Another charge was attempted in February when Savchenko’s lawyer Mark Feygin pointed out that Article 356 § 1 had been slipped into the indictment without any new circumstances or evidence presented.  The article in question concerns liability for the use of prohibited means and methods of warfare, including ill-treatment of POWs or civilians, deportation of civilians, or plundering national property on occupied territory.   Radio Svoboda reports that this was supposed to be  based on testimony from a “Luhansk separatist” who claimed that Savchenko had tortured him.  Even Russia’s Investigative Committee seems to have balked at the idea of getting that one through the trial and it was stated at a court hearing in late March that the article had been a mere ‘typo’. 

The indictment comes on the concluding day of the Spring PACE session which Savchenko was again prevented from attending but where speaker after speaker mentioned her unlawful detention in Russia.
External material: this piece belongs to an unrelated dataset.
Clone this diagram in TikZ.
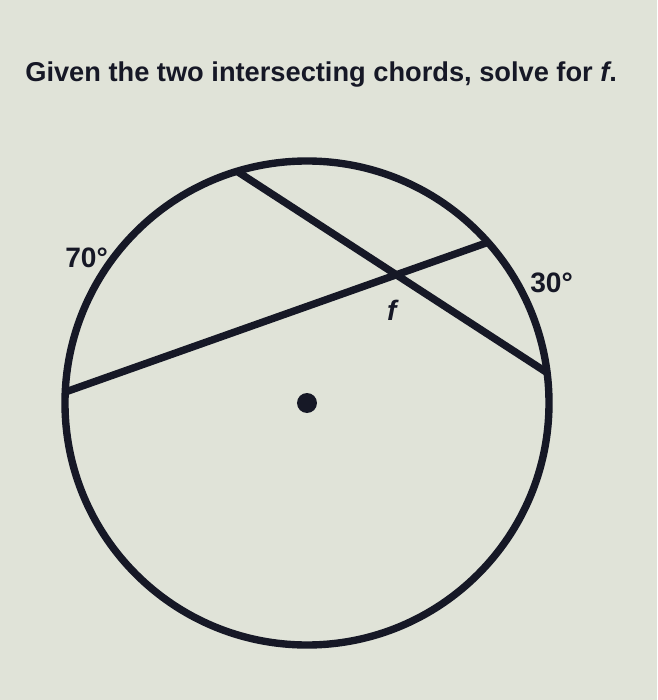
\documentclass[tikz,border=0pt]{standalone}
\usepackage{fontspec}
\setmainfont{Liberation Sans}
\definecolor{paper}{RGB}{224,227,216}
\definecolor{ink}{RGB}{22,24,38}
\usetikzlibrary{positioning,calc}

\begin{document}
\begin{tikzpicture}[x=0.02cm,y=0.02cm,
            chord/.style={draw=ink, line width=4.2pt},
            arclabel/.style={text=ink, inner sep=0pt, font=\bfseries\fontsize{16}{19}\selectfont}]
        % sheet
        \fill[paper] (-307,403) rectangle (350,-297);
        \useasboundingbox (-307,403) rectangle (350,-297);
        \node[anchor=base west, inner sep=0pt, text=ink,
              font=\bfseries\fontsize{15.5}{18}\selectfont] (title) at (-282,321)
              {Given the two intersecting chords, solve for \textit{f}.};
        % circle and chords
        \coordinate (O) at (0,0);
        \draw[chord] (O) circle (242);
        \coordinate (A) at (106.8:242);
        \coordinate (B) at (7.2:242);
        \coordinate (C) at (177.4:242);
        \coordinate (D) at (41.6:242);
        \draw[chord] (A) -- (B);
        \draw[chord] (C) -- (D);
        \fill[ink] (O) circle (10);
        % labels
        \node[arclabel, anchor=base west] (arcC) at (-242,135) {70°};
        \node[arclabel, anchor=base west] (arcB) at (223,111) {30°};
        \node[arclabel, anchor=base] (f) at (86,83) {\textit{f}};
\end{tikzpicture}
\end{document}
Nadiya Savchenko was captured by Kremlin-backed militants in the Luhansk oblast of Ukraine on June 17 last year and the militants even released a video of her interrogation on June 20.  She then appeared in a Russian court on July 3 and has been in Russian detention ever since.  Even without Savchenko’s own testimony, it overstretches credibility to suggest that between June 17 and July 3 the militants released her and she chose to make her own way – illegally! – to Russia in order to then be arrested and face charges that appear to be based solely on the militants’ claims. 

Moscow and pro-Kremlin media avoid any mention of Savchenko’s capture by militants, beginning always with her supposed ‘voluntary’ arrival in Russia.  The ‘investigation’ is now in its concluding stage and must soon reach the court where all of this cannot fail to become clear to an audience which should at the very least hold fellow PACE members, Ukrainian MPs and foreign media. 

This is a Russian travesty of justice at its most squalid.